The war in Ukraine has resulted in an increase in reports to child helplines of domestic, physical and sexual violence against children. Our Ukrainian child helpline member noted an increase in reports of such violence by both Ukrainians as well as Russian state forces since the start of the full-scale invasion. Additionally, sexual violence against children continues to intersect with the online sphere, with several reports to child helplines concerning possible sexual extortion and requests to produce Child Sexual Abuse Material.

The effect of grief

The war has resulted in widespread loss in children’s lives, not only at present but also after their return to Ukraine. Children from Ukraine have lost parents, siblings, friends, pets and homes in the war, and grief and loss counselling will likely become increasingly important as time goes on.


Children have expressed concern about their (re-)integration, both in refugee host countries as well as upon their return to Ukraine.

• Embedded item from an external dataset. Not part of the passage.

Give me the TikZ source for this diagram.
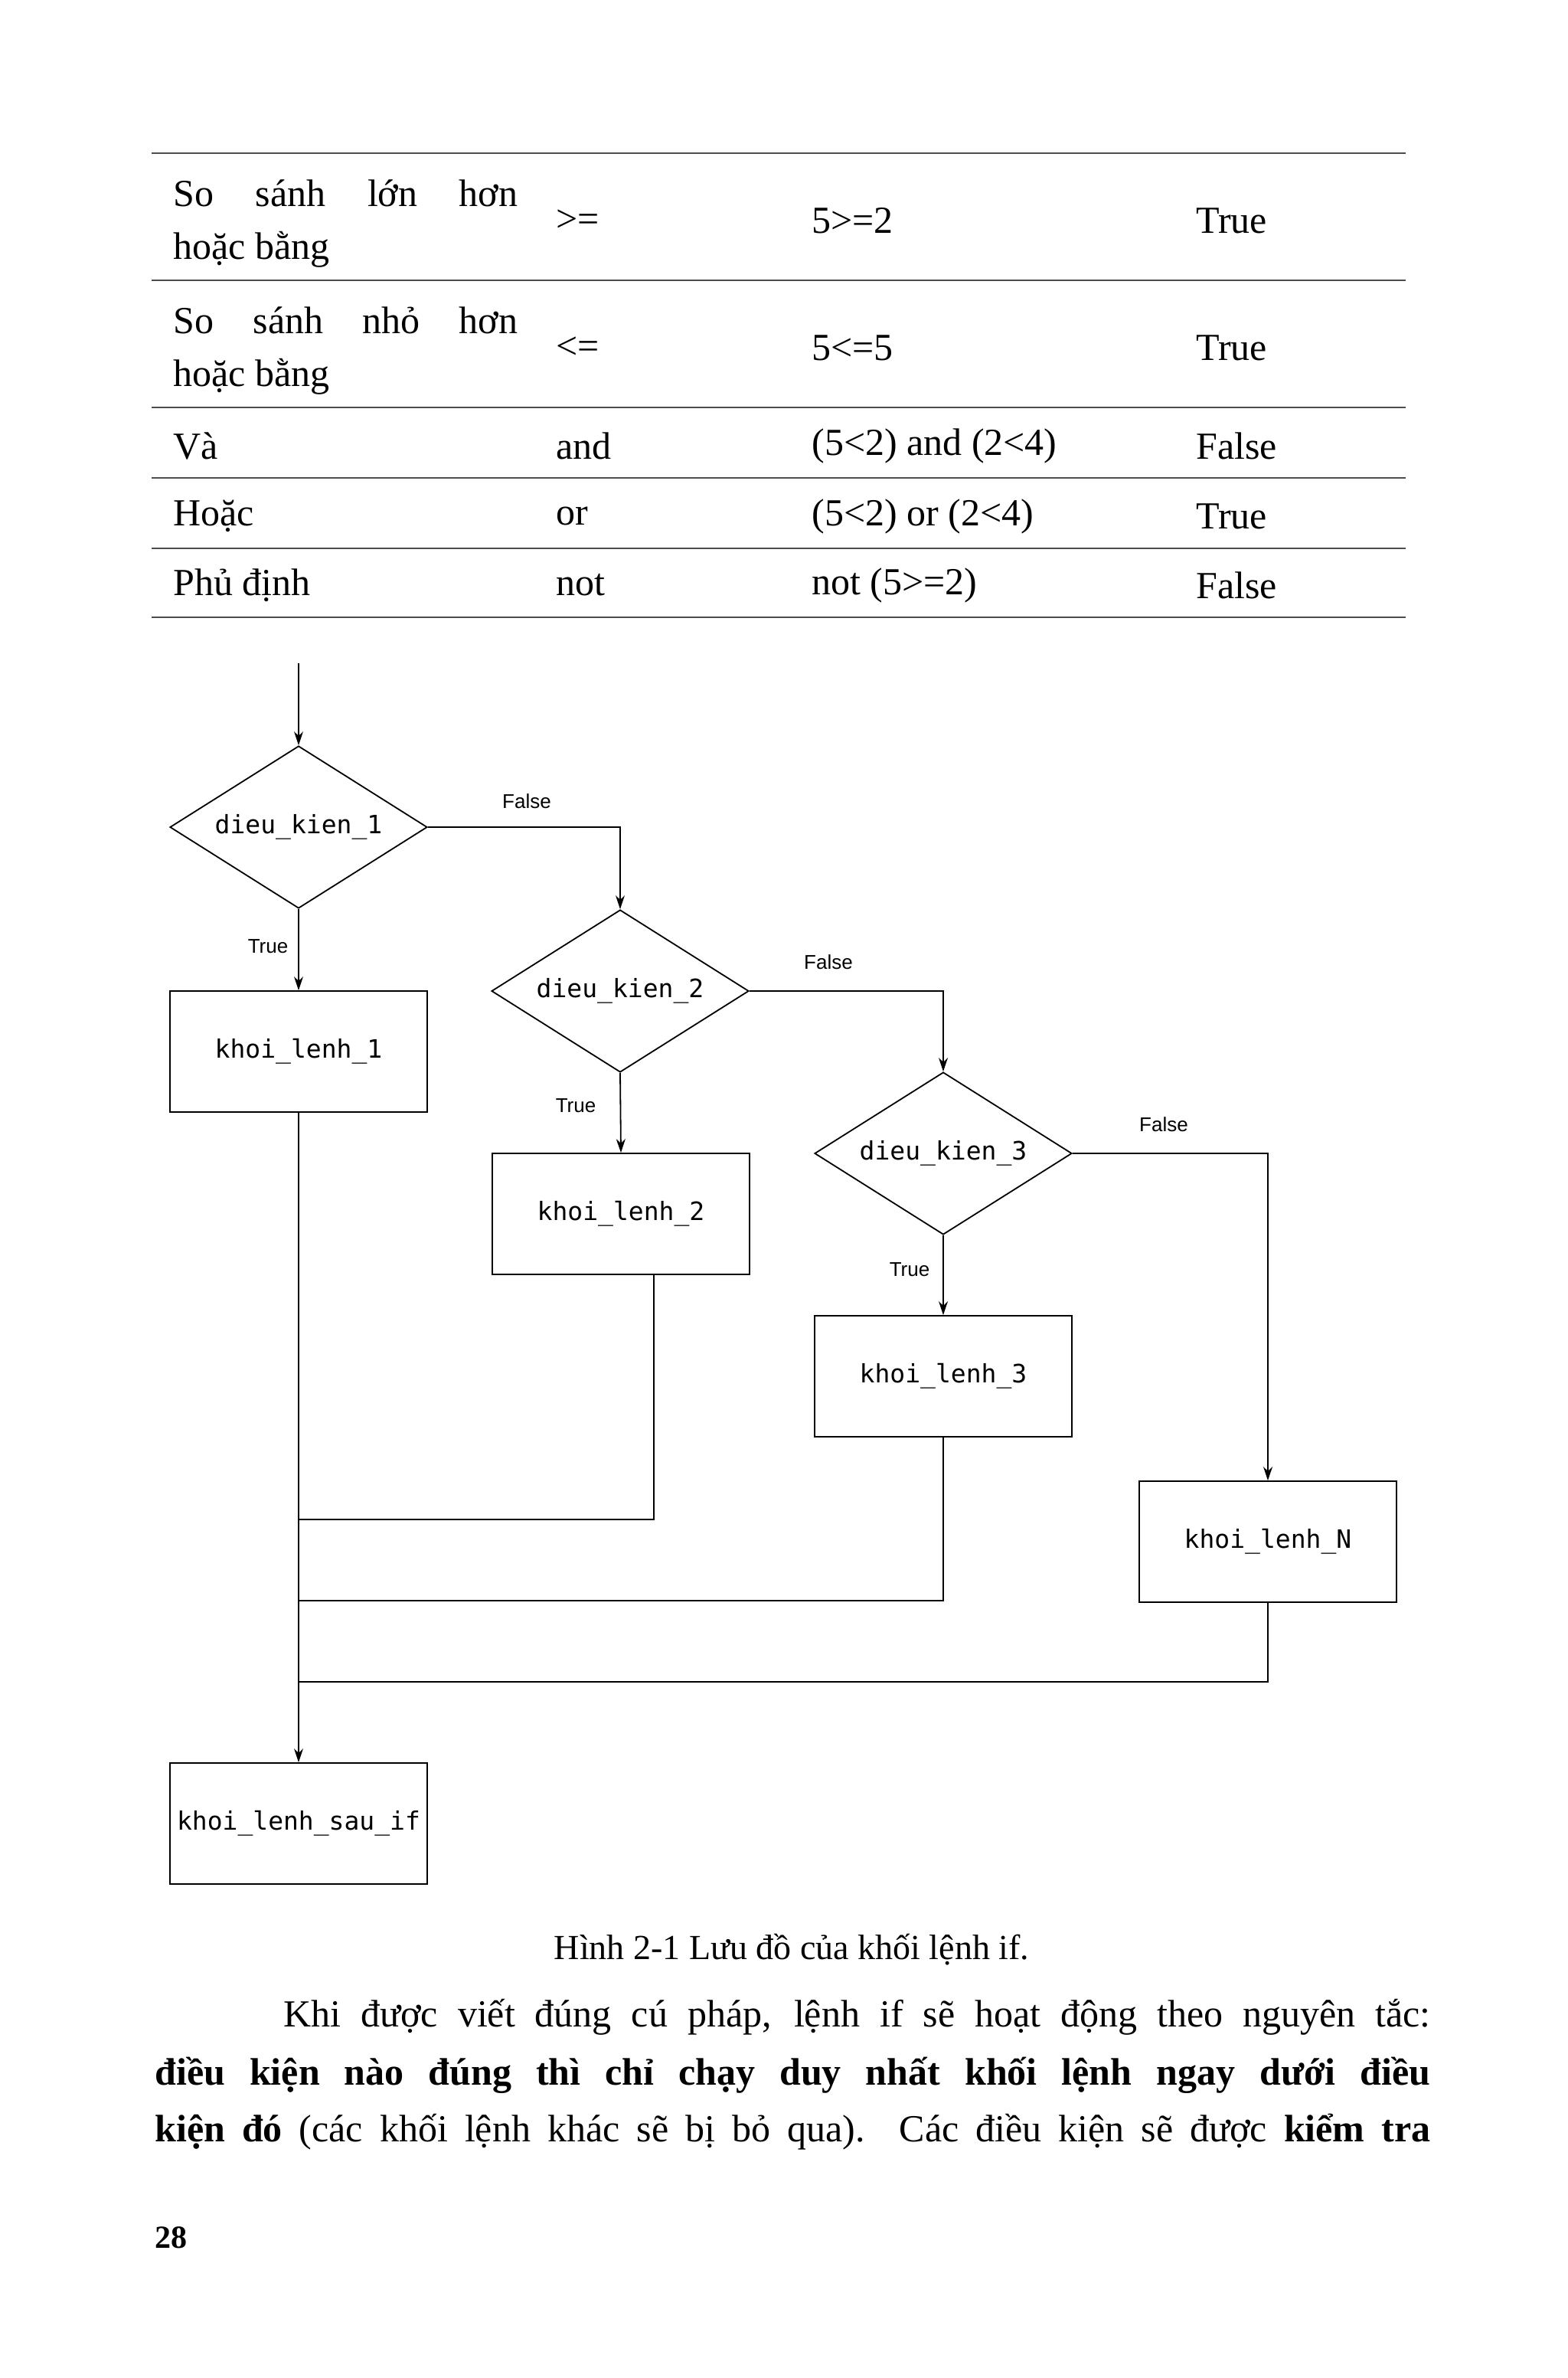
\documentclass[tikz,border=0pt]{standalone}
\usepackage{fontspec}
\setmainfont{Liberation Serif}
\newfontfamily\monof{DejaVu Sans Mono}
\newfontfamily\sansf{Liberation Sans}
\usetikzlibrary{shapes.geometric,arrows.meta}
\begin{document}
\begin{tikzpicture}[x=1pt,y=-1pt,
  txt/.style={inner sep=0pt,anchor=west,font=\fontsize{25}{30}\selectfont},
  rule/.style={line width=0.6pt,draw=black!70},
  dec/.style={draw,diamond,aspect=1.6,minimum width=168pt,minimum height=106pt,inner sep=0pt,line width=0.9pt,font=\monof\fontsize{16.5}{18}\selectfont},
  box/.style={draw,rectangle,minimum width=168pt,minimum height=79pt,inner sep=0pt,line width=0.9pt,font=\monof\fontsize{16.5}{18}\selectfont},
  lab/.style={inner sep=0pt,font=\sansf\fontsize{13}{14}\selectfont},
  ln/.style={line width=0.9pt},
  arr/.style={line width=0.9pt,-{Stealth[length=9pt,width=6pt]}}]
\useasboundingbox (0,0) rectangle (1024,1552.5);
% table
\foreach \y in {100,183,266,312,358,403} \draw[rule] (99,\y) -- (918,\y);
\node[txt] (t1a) at (113,126) {\makebox[225pt][s]{So sánh lớn hơn}};
\node[txt] (t1b) at (113,163) {hoặc bằng};
\node[txt] (t1c) at (363,144) {>=};
\node[txt] (t1d) at (530,144) {5>=2};
\node[txt] (t1e) at (781,144) {True};
\node[txt] (t2a) at (113,209) {\makebox[225pt][s]{So sánh nhỏ hơn}};
\node[txt] (t2b) at (113,246) {hoặc bằng};
\node[txt] (t2c) at (363,227) {<=};
\node[txt] (t2d) at (530,227) {5<=5};
\node[txt] (t2e) at (781,227) {True};
\node[txt] (t3a) at (113,291) {Và};
\node[txt] (t3c) at (363,291) {and};
\node[txt] (t3d) at (530,291) {(5<2) and (2<4)};
\node[txt] (t3e) at (781,291) {False};
\node[txt] (t4a) at (113,337) {Hoặc};
\node[txt] (t4c) at (363,337) {or};
\node[txt] (t4d) at (530,337) {(5<2) or (2<4)};
\node[txt] (t4e) at (781,337) {True};
\node[txt] (t5a) at (113,382) {Phủ định};
\node[txt] (t5c) at (363,382) {not};
\node[txt] (t5d) at (530,382) {not (5>=2)};
\node[txt] (t5e) at (781,382) {False};
% flowchart
\coordinate (start) at (195,433);
\node[dec] (d1) at (195,540) {dieu\_kien\_1};
\node[dec] (d2) at (405,647) {dieu\_kien\_2};
\node[dec] (d3) at (616,753) {dieu\_kien\_3};
\node[box] (b1) at (195,686.5) {khoi\_lenh\_1};
\node[box] (b2) at (405.5,792.5) {khoi\_lenh\_2};
\node[box] (b3) at (616,898.5) {khoi\_lenh\_3};
\node[box] (bn) at (828,1006.5) {khoi\_lenh\_N};
\node[box] (fin) at (195,1190.5) {khoi\_lenh\_sau\_if};
\coordinate (j1) at (195,992);
\coordinate (j2) at (195,1045);
\coordinate (j3) at (195,1098);
\draw[arr] (start) -- (d1.north);
\draw[arr] (d1.east) -| (d2.north);
\draw[arr] (d2.east) -| (d3.north);
\draw[arr] (d3.east) -| (bn.north);
\draw[arr] (d1.south) -- (b1.north);
\draw[arr] (d2.south) -- (b2.north);
\draw[arr] (d3.south) -- (b3.north);
\draw[arr] (b1.south) -- (fin.north);
\draw[ln] ([xshift=21.5pt]b2.south) |- (j1);
\draw[ln] (b3.south) |- (j2);
\draw[ln] (bn.south) |- (j3);
\node[lab] (f1) at (344,523) {False};
\node[lab] (f2) at (541,628) {False};
\node[lab] (f3) at (760,734) {False};
\node[lab] (r1) at (175,618) {True};
\node[lab] (r2) at (376,722) {True};
\node[lab] (r3) at (594,829) {True};
% caption and text
\node[inner sep=0pt,font=\fontsize{23}{28}\selectfont] (cap) at (517,1273) {Hình 2-1 Lưu đồ của khối lệnh if.};
\node[txt] (p1) at (185,1317) {\makebox[749pt][s]{Khi được viết đúng cú pháp, lệnh if sẽ hoạt động theo nguyên tắc:}};
\node[txt] (p2) at (101,1355) {\makebox[833pt][s]{\bfseries điều kiện nào đúng thì chỉ chạy duy nhất khối lệnh ngay dưới điều}};
\node[txt] (p3) at (101,1392) {\makebox[833pt][s]{\textbf{kiện đó} (các khối lệnh khác sẽ bị bỏ qua). Các điều kiện sẽ được \textbf{kiểm tra}}};
\node[txt,font=\bfseries\fontsize{21}{24}\selectfont] (pg) at (101,1461) {28};
\end{tikzpicture}
\end{document}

Children are calling child helplines about language barriers, bullying and discrimination because of their Ukrainian nationality. In the long-term perspective, some counsellors are worried about how Ukrainian children will adjust to their “new Ukraine” when they return to the country, and how to manage their expectations of what home will now look like.

Child helplines have a key role to play in protecting and promoting the rights of all children, including children in migration. In particular, child helplines are essential in any national MHPSS intervention and to end violence against children. Child helplines, confidential and easily accessible directly for children and parents, play an essential role as an entry point to child protection services across Europe, especially under our harmonized number for child helplines, 116 111. Unfortunately, their key role is not always officially acknowledged, and this needs to change.

Our recommendations

Action needs to be taken by policymakers to ensure that child helplines’ important role gains full recognition in national and EU child rights policy and practice, so that they can provide full support services to all children and young people, including those displaced within and outside of Ukraine. Therefore, we strongly recommend the following, based on the challenges faced by child helplines in providing services to children affected by the war in Ukraine:

  1. Governments and donors should prioritize resources for national child helplines, in particular those operating the harmonized 116 111 number, to build capacity and adjust their services to cater for the specific needs of Ukrainian children, in accordance with Child Helpline International’s Core Quality Standards framework.

  2. The European Union should support this requirement by strengthening its recommendations to national governments and mentioning child helplines directly in all official documents related to issues of child protection, children’s rights and the war in Ukraine.

By implementing these recommendations, child helplines can be integrated into national child protection policies across Europe, ensuring better child protection systems for refugees from Ukraine and providing access to relevant, appropriate services for affected children. This would also allow for more funding, more counsellors and more training and longer operating hours, as well as better connectivity to the larger national child protection system.

We would like to thank the Swedish Presidency of the Council of the European Union for recognizing the key role child helplines play in (re-)shaping the Ukrainian and wider European Child Protection systems, and for providing Child Helpline International the platform to advocate for widespread recognition of their work.